[Entries with chart source code]

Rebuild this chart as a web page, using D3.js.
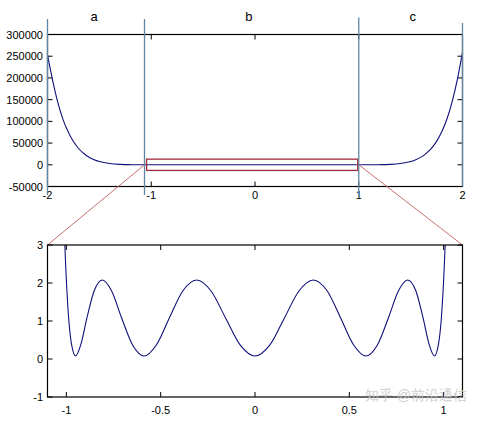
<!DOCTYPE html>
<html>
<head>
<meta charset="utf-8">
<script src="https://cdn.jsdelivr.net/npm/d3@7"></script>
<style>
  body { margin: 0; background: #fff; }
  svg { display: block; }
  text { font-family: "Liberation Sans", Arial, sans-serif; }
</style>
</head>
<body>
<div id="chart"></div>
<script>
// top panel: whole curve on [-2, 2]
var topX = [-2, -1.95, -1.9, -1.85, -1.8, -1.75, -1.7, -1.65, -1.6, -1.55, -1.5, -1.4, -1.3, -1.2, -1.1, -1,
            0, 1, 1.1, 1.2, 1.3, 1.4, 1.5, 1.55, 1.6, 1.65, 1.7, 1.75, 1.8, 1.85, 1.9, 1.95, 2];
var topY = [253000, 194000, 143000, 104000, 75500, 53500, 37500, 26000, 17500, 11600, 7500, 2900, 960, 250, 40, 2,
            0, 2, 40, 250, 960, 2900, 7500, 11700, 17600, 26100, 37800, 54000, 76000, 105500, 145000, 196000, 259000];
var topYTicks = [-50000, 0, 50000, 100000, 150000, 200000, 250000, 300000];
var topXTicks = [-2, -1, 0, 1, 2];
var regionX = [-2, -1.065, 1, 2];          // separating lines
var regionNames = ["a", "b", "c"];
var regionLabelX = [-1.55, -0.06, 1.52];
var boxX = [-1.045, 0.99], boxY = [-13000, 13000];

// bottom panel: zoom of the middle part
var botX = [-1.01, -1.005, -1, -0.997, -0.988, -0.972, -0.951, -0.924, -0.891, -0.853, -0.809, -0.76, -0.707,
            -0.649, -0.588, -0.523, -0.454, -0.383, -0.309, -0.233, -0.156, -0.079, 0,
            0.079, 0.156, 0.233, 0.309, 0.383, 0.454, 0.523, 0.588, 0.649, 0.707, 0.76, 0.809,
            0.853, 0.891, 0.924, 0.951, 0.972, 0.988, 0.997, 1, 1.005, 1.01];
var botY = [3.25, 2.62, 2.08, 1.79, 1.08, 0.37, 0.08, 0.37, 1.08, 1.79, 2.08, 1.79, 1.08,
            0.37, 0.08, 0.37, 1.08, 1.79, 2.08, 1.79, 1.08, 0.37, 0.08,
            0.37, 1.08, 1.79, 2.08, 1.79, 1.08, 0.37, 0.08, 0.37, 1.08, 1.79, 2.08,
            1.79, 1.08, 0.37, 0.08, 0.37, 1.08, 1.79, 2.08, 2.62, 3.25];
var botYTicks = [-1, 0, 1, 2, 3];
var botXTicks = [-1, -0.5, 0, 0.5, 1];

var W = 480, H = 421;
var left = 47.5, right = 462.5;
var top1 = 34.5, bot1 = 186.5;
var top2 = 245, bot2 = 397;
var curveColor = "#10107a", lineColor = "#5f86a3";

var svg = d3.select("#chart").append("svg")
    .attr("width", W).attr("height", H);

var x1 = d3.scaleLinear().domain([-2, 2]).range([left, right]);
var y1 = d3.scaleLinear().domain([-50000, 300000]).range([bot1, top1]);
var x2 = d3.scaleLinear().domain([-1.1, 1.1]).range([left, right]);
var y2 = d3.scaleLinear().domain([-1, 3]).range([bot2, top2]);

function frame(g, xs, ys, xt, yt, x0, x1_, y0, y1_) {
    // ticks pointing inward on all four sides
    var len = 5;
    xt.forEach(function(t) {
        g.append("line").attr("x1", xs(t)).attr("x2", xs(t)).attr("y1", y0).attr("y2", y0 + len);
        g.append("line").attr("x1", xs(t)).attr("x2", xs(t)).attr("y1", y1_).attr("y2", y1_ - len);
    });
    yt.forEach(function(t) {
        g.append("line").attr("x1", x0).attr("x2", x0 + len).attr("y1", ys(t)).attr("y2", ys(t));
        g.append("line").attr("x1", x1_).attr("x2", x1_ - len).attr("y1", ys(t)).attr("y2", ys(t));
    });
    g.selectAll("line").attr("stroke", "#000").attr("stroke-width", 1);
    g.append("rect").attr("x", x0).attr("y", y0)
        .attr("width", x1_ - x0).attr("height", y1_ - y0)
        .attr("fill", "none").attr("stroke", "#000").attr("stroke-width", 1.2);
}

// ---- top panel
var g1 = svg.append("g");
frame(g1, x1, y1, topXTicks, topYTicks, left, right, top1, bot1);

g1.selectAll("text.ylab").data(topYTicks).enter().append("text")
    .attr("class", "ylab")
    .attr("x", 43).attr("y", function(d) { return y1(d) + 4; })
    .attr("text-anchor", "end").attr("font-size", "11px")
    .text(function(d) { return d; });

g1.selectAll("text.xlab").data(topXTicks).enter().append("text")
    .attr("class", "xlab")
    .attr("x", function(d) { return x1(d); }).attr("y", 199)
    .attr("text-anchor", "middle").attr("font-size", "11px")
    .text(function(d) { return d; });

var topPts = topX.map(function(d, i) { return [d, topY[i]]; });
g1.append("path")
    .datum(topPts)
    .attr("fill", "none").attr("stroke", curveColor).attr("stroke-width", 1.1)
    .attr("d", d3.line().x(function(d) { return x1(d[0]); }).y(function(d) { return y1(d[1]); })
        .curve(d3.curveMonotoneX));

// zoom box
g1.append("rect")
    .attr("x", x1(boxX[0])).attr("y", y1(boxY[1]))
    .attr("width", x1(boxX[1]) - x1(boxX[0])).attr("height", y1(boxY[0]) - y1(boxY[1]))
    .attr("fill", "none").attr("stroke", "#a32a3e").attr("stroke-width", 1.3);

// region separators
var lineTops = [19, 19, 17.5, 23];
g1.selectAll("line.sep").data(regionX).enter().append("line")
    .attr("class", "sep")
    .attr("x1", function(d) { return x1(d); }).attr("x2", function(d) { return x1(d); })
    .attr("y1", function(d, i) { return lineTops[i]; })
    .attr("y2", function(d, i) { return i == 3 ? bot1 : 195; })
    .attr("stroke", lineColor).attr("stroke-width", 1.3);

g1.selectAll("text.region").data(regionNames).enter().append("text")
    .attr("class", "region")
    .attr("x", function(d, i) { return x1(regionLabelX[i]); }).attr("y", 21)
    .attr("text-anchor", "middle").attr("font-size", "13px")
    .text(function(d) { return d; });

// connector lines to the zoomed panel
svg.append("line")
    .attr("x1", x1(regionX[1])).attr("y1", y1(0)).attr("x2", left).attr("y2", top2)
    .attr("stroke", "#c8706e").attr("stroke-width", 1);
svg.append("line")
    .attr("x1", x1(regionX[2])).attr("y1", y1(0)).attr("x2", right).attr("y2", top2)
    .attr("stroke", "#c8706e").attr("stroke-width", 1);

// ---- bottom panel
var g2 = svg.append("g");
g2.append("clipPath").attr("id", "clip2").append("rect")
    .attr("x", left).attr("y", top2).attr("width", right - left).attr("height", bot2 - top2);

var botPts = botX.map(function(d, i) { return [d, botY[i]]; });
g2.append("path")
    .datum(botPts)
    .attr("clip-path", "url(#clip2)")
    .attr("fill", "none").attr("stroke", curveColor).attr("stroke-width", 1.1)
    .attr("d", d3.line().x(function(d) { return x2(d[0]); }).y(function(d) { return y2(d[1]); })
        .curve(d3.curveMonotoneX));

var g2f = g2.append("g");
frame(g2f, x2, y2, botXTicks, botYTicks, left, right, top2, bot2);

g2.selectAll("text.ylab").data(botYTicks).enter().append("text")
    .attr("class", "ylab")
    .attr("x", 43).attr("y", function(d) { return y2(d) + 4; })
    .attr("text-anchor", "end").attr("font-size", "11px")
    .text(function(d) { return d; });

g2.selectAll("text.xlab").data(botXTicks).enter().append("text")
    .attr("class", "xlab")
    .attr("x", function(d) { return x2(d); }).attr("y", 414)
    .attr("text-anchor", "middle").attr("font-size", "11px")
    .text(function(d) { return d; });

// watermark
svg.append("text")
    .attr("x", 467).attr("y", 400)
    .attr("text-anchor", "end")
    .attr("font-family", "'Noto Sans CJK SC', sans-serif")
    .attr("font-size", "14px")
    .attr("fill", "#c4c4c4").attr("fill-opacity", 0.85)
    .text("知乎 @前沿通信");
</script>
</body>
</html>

...

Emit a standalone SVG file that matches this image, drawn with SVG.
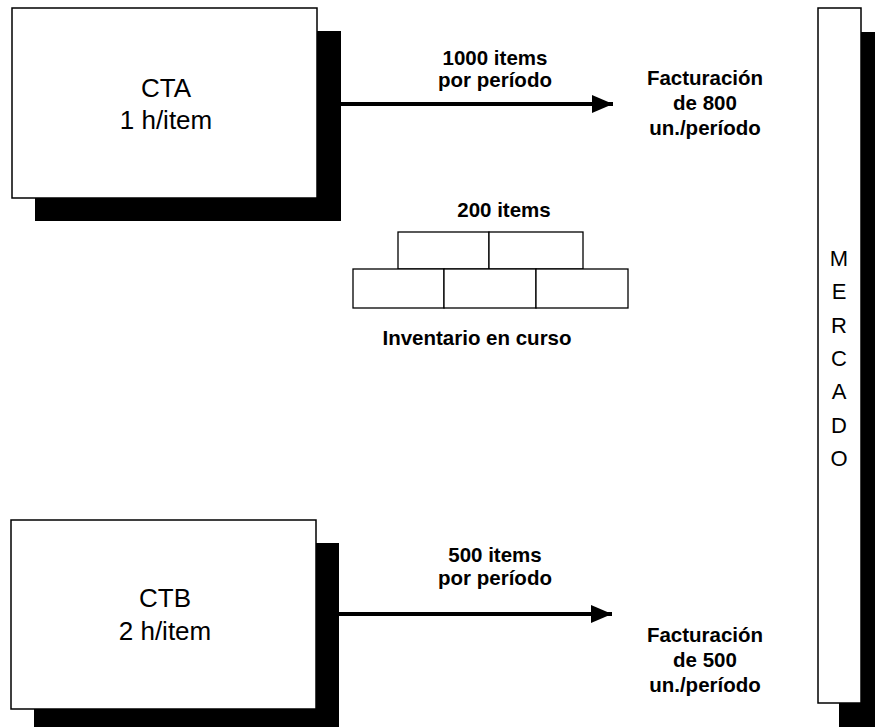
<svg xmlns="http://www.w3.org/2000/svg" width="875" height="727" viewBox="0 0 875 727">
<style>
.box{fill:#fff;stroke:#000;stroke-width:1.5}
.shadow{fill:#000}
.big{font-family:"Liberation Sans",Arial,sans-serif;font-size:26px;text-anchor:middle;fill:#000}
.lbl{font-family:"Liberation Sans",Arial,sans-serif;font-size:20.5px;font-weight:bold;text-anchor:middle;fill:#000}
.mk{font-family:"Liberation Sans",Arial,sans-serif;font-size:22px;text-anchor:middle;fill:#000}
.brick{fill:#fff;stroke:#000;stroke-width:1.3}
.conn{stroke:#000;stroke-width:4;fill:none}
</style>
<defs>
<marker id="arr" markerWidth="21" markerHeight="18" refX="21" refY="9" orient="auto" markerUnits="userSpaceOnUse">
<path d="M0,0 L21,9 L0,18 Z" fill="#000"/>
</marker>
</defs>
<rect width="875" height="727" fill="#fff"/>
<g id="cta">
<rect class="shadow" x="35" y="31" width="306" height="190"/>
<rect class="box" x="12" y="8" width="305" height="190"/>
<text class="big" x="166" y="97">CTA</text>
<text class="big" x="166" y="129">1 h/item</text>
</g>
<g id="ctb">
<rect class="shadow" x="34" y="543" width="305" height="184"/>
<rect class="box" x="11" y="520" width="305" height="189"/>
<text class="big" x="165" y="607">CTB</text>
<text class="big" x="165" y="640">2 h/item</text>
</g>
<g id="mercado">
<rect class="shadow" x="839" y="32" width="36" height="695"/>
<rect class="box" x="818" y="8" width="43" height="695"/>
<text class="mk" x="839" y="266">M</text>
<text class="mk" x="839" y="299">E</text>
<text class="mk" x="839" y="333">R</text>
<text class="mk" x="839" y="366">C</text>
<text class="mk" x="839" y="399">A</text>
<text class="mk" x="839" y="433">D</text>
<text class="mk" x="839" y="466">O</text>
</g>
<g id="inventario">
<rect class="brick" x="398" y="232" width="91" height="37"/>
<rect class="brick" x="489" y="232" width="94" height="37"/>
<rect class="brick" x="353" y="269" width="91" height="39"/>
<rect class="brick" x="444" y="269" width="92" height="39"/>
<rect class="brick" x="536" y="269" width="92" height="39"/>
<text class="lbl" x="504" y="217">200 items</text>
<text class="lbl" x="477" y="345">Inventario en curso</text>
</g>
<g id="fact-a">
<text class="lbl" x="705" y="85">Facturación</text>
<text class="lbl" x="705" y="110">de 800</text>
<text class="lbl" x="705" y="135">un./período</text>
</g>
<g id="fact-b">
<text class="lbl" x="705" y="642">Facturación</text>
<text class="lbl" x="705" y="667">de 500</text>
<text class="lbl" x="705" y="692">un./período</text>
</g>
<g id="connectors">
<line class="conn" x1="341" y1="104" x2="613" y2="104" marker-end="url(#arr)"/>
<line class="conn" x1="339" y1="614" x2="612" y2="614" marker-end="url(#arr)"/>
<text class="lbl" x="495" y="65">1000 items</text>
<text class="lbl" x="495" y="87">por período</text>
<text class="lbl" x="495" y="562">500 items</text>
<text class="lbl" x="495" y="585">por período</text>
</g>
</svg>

→ **PROBLEM TO WORK ON**:
Leave out the pictures and give again exactly the lines from the one with "Rebuild this chart" through the one with "var boxX = [-1.045, 0.99], boxY", and no others.

→ **FINAL RESULT**:
Rebuild this chart as a web page, using D3.js.
<!DOCTYPE html>
<html>
<head>
<meta charset="utf-8">
<script src="https://cdn.jsdelivr.net/npm/d3@7"></script>
<style>
  body { margin: 0; background: #fff; }
  svg { display: block; }
  text { font-family: "Liberation Sans", Arial, sans-serif; }
</style>
</head>
<body>
<div id="chart"></div>
<script>
// top panel: whole curve on [-2, 2]
var topX = [-2, -1.95, -1.9, -1.85, -1.8, -1.75, -1.7, -1.65, -1.6, -1.55, -1.5, -1.4, -1.3, -1.2, -1.1, -1,
            0, 1, 1.1, 1.2, 1.3, 1.4, 1.5, 1.55, 1.6, 1.65, 1.7, 1.75, 1.8, 1.85, 1.9, 1.95, 2];
var topY = [253000, 194000, 143000, 104000, 75500, 53500, 37500, 26000, 17500, 11600, 7500, 2900, 960, 250, 40, 2,
            0, 2, 40, 250, 960, 2900, 7500, 11700, 17600, 26100, 37800, 54000, 76000, 105500, 145000, 196000, 259000];
var topYTicks = [-50000, 0, 50000, 100000, 150000, 200000, 250000, 300000];
var topXTicks = [-2, -1, 0, 1, 2];
var regionX = [-2, -1.065, 1, 2];          // separating lines
var regionNames = ["a", "b", "c"];
var regionLabelX = [-1.55, -0.06, 1.52];
var boxX = [-1.045, 0.99], boxY = [-13000, 13000];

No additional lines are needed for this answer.